Holding — Trauger, J.
- The U.S. District Court for the Middle District of Tennessee held that partial summary judgment was granted in favor of Fiserv Solutions, Inc. for certain fees, while other claims and disputes would proceed to trial.
Rule
- Parties to a contract may not invoke the covenant of good faith and fair dealing to alter or create new obligations that conflict with the explicit terms of their agreement.
Reasoning
- The U.S. District Court reasoned that there were undisputed facts regarding specific fees that Peoples had conceded to, such as the customer account de-conversion fees totaling $5,500.
- However, disputes remained regarding other fees, including software licensing fees and early termination fees, where the amounts claimed by the parties differed.
- The court noted that issues concerning the alleged good faith breach were also valid, given that Peoples asserted FSI had misrepresented the obligation to pay certain fees.
- The court emphasized that the implied covenant of good faith and fair dealing could not be invoked to contradict the specific terms of the agreements, particularly for fees that were acknowledged as legitimate by Peoples.
- Ultimately, the court decided to allow unresolved factual disputes to be addressed at trial while recognizing some fees as undisputed.

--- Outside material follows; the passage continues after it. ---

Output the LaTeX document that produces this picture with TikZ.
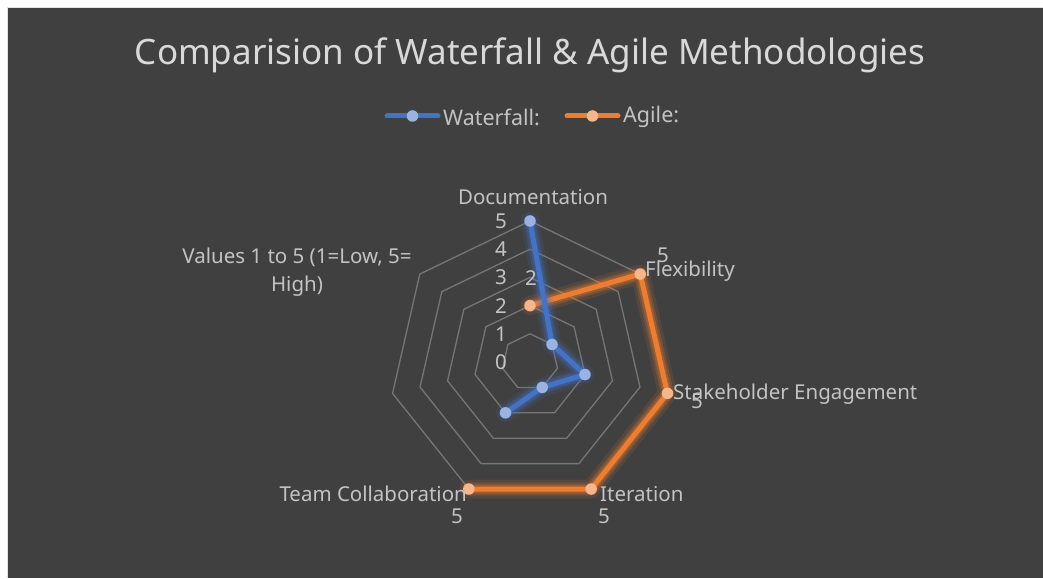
\documentclass[tikz,border=0pt]{standalone}
\usepackage{fontspec}
\setmainfont{Noto Sans}
\definecolor{bg}{HTML}{404040}
\definecolor{gridc}{HTML}{767676}
\definecolor{titlec}{HTML}{D9D9D9}
\definecolor{labc}{HTML}{C3C3C3}
\definecolor{wblue}{HTML}{4472C4}
\definecolor{wblueM}{HTML}{9AB3E2}
\definecolor{aorange}{HTML}{ED7D31}
\definecolor{aorangeM}{HTML}{F6B68C}
\tikzset{
  gridline/.style={draw=gridc, line width=1.3pt, line join=round},
  lab/.style={text=labc, font=\fontsize{20.5}{24}\selectfont, inner sep=0pt},
  serline/.style={line width=5pt, line join=round, line cap=round},
  glow/.style={line width=19pt, line join=round, line cap=round, opacity=0.12},
  glowb/.style={line width=13pt, line join=round, line cap=round, opacity=0.2},
  glowc/.style={line width=9pt, line join=round, line cap=round, opacity=0.3},
  wmark/.style={circle, fill=wblueM, minimum size=11.5pt, inner sep=0pt},
  amark/.style={circle, fill=aorangeM, minimum size=11.5pt, inner sep=0pt},
}
\begin{document}
\begin{tikzpicture}[x=1pt, y=1pt]
\useasboundingbox (0,0) rectangle (1043,578);
\fill[white] (0,0) rectangle (1043,578);
\fill[bg] (8,0) rectangle (1043,570);
\draw[titlec!80!white, line width=1pt] (7.5,0) -- (7.5,570.5) -- (1043,570.5);
% title
\node[text=titlec, font=\fontsize{35}{40}\selectfont, inner sep=0pt] (title) at (530,523) {Comparision of Waterfall \& Agile Methodologies};
% legend
\coordinate (lw1) at (387,462); \coordinate (lw2) at (438,462);
\coordinate (la1) at (567,462); \coordinate (la2) at (618,462);
\draw[wblue, serline] (lw1) -- (lw2);
\node[wmark] (lwm) at (412.5,462) {};
\node[lab, anchor=west, font=\fontsize{21.5}{24}\selectfont] (lwt) at (443,461) {Waterfall:};
\draw[aorange, serline] (la1) -- (la2);
\node[amark] (lam) at (592.5,462) {};
\node[lab, anchor=west, font=\fontsize{21.5}{24}\selectfont] (lat) at (623,461) {Agile:};
% radar grid
\begin{scope}[shift={(530,216)}]
\foreach \v in {1,...,5}{
  \draw[gridline] (90:\v*28.2pt) \foreach \k in {1,...,6}{ -- ({90-\k*360/7}:\v*28.2pt)} -- cycle;
}
% tick labels
\foreach \v in {0,...,5}{
  \node[lab, anchor=east] (tick\v) at (-23,\v*28.2) {\v};
}
% waterfall points
\coordinate (w0) at (90:5*28.2pt);
\coordinate (w1) at ({90-360/7}:1*28.2pt);
\coordinate (w2) at ({90-2*360/7}:2*28.2pt);
\coordinate (w3) at ({90-3*360/7}:1*28.2pt);
\coordinate (w4) at ({90-4*360/7}:2*28.2pt);
% agile points
\coordinate (a0) at (90:2*28.2pt);
\coordinate (a1) at ({90-360/7}:5*28.2pt);
\coordinate (a2) at ({90-2*360/7}:5*28.2pt);
\coordinate (a3) at ({90-3*360/7}:5*28.2pt);
\coordinate (a4) at ({90-4*360/7}:5*28.2pt);
\end{scope}
% agile series
\draw[aorange, glow] (a0) -- (a1) -- (a2) -- (a3) -- (a4);
\draw[aorange, glowb] (a0) -- (a1) -- (a2) -- (a3) -- (a4);
\draw[aorange, glowc] (a0) -- (a1) -- (a2) -- (a3) -- (a4);
\draw[aorange, serline] (a0) -- (a1) -- (a2) -- (a3) -- (a4);
% waterfall series
\draw[wblue, glow] (w0) -- (w1) -- (w2) -- (w3) -- (w4);
\draw[wblue, glowb] (w0) -- (w1) -- (w2) -- (w3) -- (w4);
\draw[wblue, glowc] (w0) -- (w1) -- (w2) -- (w3) -- (w4);
\draw[wblue, serline] (w0) -- (w1) -- (w2) -- (w3) -- (w4);
\foreach \i in {0,...,4}{
  \node[amark] (am\i) at (a\i) {};
  \node[wmark] (wm\i) at (w\i) {};
}
% category labels
\node[lab] (cdoc) at (533,381) {Documentation};
\node[lab, anchor=west] (cflex) at (645,307) {Flexibility};
\node[lab, anchor=west] (cstake) at (673,184) {Stakeholder Engagement};
\node[lab, anchor=west] (citer) at (600,84) {Iteration};
\node[lab, anchor=east] (cteam) at (467,84) {Team Collaboration};
\node[lab, align=center, font=\fontsize{20.5}{28}\selectfont] (cval) at (297,306) {Values 1 to 5 (1=Low, 5=\\High)};
% data labels
\node[lab] (d0) at (531,300) {2};
\node[lab] (d1) at (663,323) {5};
\node[lab] (d2) at (697,177) {5};
\node[lab] (d3) at (604,62) {5};
\node[lab] (d4) at (457,62) {5};
\end{tikzpicture}
\end{document}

Deep Dive: How the Court Reached Its Decision
Overview of the Court's Reasoning
The U.S. District Court for the Middle District of Tennessee addressed several key issues regarding the contract dispute between Peoples Bank of the South and Fiserv Solutions, Inc. The court began by evaluating the undisputed facts concerning certain fees that Peoples acknowledged it had incurred, such as the customer account de-conversion fees totaling $5,500. This recognition allowed the court to grant partial summary judgment in favor of FSI regarding these specific fees, as there was no genuine dispute about their legitimacy. However, the court found that other fees, particularly the software licensing fees and early termination fees, remained contentious. The differing claims regarding these amounts indicated that further examination was necessary to resolve factual disputes at trial. The court also considered the broader implications of good faith and fair dealing within the contractual relationship. It noted that while this covenant exists to protect the parties' reasonable expectations and rights, it cannot be invoked to contradict explicit terms of the agreements. This principle was particularly relevant to the fees that Peoples had already recognized as valid, as the covenant of good faith does not provide a pathway to avoid contractual obligations. Ultimately, the court’s reasoning highlighted the importance of distinguishing between undisputed obligations and those requiring further factual clarification, thereby setting the stage for a trial on the unresolved issues.
Disputed Fees and Summary Judgment
In assessing the disputed fees, the court initially recognized that Peoples had conceded to certain amounts, which allowed for the partial summary judgment concerning those fees. The court noted that FSI claimed early termination fees of $43,946, while Peoples contended the fee had been reduced to $38,053. This disagreement exemplified a factual dispute that warranted trial resolution, as the court could not conclusively determine the true amount owed based solely on the parties' assertions. Similarly, the court acknowledged the ambiguity surrounding the software licensing fees, where Peoples claimed FSI had assured them that these fees would not be applicable. The court determined that the existence of conflicting accounts regarding verbal agreements necessitated further examination by a jury or judge at trial. The court's approach emphasized the necessity of resolving discrepancies in testimony and documentation, particularly when parties maintain opposing views on the terms of their contracts and the fees incurred under those agreements. These factors underscored the court's rationale for allowing claims related to these fees to proceed to trial, while also affirming its role in adjudicating undisputed liabilities through partial summary judgment.
Good Faith and Fair Dealing
The court's analysis of the covenant of good faith and fair dealing emphasized its limitations in contractual contexts. It highlighted that, while this covenant is intended to protect the parties' reasonable expectations, it does not create new rights or obligations that conflict with the existing terms of the contract. The court referenced established Tennessee case law that underscored this principle, indicating that parties cannot use the covenant to circumvent explicit contractual terms. In this case, since Peoples admitted to incurring certain de-conversion fees, the court concluded that these admissions precluded the invocation of good faith arguments to challenge those fees. The court also recognized Peoples' claims that FSI had acted in bad faith by allegedly holding its data hostage until the payment of disputed fees. However, it maintained that the specific terms of the agreements governed the fee structure, and thus, any claims of bad faith could not effectively alter the contractual obligations that had already been acknowledged by Peoples. This reasoning illustrated the court's commitment to uphold contractual integrity while also providing a framework for addressing potential misrepresentations or bad faith actions in future proceedings.
Conclusion and Trial Proceedings
The U.S. District Court ultimately granted partial summary judgment in favor of FSI for the undisputed fees totaling $11,625 while denying summary judgment for contested fees. The court determined that the total amount sought by Peoples would be adjusted downwards, reflecting the acknowledged fees. By narrowing the issues for trial, the court positioned itself to address the remaining disputes, including the validity of the software licensing fees and the early termination fees. This approach allowed for a focused examination of the facts at trial, where conflicting evidence and witness testimonies could be thoroughly evaluated. The court's decision to allow unresolved claims to move forward underscored the judicial process's role in ensuring that all material facts are considered before reaching a final resolution. The trial would provide an opportunity for both parties to present their evidence and arguments, ultimately allowing a fact-finder to determine the appropriate outcomes for the contested claims and any potential breaches of the covenant of good faith and fair dealing. Through this structured approach, the court sought to balance the enforcement of contractual obligations with the need to address legitimate disputes arising from the parties' interactions.